| INSTRUCTIONS FOR THE TASK |
Every line that contains the word "this" should be copied.

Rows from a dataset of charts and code
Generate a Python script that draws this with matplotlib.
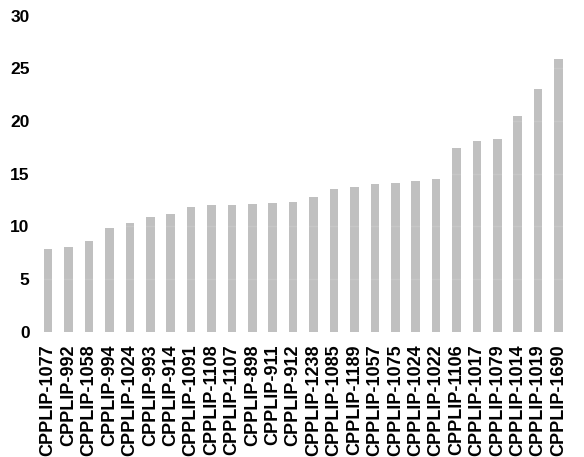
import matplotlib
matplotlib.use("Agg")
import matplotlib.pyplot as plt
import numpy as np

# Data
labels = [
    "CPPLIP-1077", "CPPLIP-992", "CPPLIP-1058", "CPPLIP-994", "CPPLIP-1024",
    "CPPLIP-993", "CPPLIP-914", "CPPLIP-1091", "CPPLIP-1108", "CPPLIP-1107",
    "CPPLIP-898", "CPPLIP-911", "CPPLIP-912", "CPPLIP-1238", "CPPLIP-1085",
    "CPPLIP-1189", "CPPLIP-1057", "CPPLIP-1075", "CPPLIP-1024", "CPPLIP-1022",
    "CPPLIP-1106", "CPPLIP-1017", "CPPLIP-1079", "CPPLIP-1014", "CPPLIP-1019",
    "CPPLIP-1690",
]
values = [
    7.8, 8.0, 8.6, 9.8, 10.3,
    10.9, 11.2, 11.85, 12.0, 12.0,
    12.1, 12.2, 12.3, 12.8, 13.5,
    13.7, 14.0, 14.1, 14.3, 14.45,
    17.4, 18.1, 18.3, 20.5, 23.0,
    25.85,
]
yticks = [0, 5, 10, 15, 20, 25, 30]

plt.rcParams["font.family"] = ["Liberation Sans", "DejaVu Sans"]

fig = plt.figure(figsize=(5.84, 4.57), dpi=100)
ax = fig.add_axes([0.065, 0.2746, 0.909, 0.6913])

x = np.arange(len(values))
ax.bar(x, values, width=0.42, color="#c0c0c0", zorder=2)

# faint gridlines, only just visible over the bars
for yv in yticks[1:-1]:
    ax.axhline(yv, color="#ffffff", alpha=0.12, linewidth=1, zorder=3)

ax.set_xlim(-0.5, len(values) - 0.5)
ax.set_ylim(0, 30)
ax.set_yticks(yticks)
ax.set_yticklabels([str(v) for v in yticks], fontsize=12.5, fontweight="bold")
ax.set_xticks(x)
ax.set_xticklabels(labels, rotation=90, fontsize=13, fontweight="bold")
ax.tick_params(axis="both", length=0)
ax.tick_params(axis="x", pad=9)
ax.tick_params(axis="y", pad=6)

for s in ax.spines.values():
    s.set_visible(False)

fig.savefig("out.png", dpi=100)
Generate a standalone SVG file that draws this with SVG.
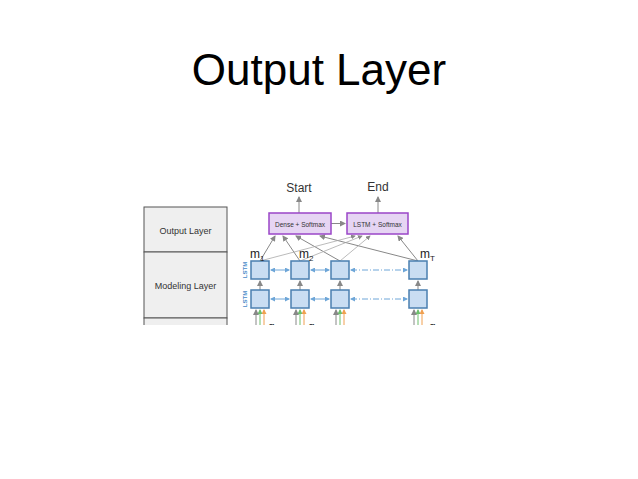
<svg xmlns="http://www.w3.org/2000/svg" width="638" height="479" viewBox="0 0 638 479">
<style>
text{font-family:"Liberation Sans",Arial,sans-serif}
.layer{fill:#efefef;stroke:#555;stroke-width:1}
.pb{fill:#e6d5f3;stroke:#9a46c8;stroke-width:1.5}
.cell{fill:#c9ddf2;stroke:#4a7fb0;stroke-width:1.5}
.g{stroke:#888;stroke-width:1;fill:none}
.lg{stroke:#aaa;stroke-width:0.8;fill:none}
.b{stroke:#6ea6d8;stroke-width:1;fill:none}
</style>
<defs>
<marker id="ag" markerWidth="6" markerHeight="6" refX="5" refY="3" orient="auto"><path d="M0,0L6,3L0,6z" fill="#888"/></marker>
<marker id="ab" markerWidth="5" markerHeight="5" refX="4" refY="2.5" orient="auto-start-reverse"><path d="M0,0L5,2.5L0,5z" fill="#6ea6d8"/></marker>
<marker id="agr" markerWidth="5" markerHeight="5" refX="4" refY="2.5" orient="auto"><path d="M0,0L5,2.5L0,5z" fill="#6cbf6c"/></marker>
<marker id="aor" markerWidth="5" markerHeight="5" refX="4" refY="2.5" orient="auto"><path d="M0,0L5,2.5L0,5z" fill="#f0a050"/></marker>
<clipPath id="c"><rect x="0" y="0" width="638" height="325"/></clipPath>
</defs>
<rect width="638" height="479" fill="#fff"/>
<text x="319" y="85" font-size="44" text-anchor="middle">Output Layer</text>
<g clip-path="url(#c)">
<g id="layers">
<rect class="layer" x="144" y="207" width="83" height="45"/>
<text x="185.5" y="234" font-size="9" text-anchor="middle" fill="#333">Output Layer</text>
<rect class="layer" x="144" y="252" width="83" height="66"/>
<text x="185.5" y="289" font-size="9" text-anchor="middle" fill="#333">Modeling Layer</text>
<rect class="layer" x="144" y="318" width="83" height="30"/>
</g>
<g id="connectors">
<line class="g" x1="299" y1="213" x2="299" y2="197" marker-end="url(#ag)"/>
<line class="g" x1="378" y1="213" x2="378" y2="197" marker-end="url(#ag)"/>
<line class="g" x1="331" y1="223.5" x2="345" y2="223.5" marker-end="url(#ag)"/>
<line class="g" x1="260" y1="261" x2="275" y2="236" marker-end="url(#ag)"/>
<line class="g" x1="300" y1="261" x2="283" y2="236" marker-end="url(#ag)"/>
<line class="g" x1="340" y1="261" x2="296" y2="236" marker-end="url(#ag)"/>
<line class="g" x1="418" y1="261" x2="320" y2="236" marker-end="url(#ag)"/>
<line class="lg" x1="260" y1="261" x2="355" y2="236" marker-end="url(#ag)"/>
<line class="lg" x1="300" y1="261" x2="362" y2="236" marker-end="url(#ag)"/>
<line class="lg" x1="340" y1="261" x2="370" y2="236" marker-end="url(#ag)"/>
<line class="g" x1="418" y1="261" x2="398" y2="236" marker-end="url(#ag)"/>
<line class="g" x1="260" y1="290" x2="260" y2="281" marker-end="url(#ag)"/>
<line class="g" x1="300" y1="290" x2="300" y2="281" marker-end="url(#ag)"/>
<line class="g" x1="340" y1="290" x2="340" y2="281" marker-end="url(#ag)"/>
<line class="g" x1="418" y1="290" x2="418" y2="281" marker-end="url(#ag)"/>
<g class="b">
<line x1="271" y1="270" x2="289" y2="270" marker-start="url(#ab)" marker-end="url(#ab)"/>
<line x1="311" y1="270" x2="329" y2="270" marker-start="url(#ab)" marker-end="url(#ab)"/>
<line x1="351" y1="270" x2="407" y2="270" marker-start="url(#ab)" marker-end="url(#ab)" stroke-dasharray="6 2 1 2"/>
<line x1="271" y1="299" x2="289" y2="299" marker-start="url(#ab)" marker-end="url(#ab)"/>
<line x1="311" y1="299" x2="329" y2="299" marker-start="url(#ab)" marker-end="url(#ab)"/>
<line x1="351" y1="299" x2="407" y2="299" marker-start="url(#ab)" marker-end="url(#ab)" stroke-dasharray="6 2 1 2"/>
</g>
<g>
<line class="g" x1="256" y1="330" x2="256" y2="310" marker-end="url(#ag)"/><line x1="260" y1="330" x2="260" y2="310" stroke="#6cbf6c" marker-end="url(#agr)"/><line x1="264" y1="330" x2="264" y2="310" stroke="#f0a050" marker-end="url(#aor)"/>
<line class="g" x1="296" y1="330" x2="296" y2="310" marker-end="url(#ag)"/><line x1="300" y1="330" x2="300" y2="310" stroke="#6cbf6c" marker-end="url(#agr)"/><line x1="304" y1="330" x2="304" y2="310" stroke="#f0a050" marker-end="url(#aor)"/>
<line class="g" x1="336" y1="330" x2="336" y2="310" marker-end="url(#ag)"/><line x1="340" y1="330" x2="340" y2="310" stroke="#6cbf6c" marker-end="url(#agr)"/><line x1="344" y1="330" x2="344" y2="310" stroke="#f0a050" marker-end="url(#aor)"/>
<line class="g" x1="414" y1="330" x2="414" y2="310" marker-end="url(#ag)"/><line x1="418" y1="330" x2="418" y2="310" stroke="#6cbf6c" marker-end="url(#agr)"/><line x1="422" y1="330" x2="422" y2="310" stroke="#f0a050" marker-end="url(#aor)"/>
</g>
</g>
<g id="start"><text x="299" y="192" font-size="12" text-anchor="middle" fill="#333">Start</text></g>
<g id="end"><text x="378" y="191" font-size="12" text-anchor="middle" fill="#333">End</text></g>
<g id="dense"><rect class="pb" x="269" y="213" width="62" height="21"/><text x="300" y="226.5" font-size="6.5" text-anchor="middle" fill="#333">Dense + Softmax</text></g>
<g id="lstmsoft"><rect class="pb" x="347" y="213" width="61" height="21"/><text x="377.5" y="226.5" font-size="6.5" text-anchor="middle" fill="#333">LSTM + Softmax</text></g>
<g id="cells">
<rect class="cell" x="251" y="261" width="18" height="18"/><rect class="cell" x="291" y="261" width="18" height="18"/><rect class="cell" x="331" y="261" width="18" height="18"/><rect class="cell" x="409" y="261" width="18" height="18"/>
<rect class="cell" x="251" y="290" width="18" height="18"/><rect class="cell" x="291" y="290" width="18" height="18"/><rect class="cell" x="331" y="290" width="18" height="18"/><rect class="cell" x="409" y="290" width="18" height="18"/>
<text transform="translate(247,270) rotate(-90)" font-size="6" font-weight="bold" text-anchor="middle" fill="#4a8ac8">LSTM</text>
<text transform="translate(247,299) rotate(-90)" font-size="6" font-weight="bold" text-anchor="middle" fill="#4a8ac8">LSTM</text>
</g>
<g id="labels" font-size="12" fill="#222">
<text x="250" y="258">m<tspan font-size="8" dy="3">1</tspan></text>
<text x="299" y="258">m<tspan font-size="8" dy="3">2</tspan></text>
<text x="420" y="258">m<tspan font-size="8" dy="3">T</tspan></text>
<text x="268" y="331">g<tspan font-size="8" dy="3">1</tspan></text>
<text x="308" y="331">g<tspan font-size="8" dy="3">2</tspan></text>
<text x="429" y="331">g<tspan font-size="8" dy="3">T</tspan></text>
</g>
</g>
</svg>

| SOLUTION |
Generate a Python script that draws this with matplotlib.
Generate a standalone SVG file that draws this with SVG.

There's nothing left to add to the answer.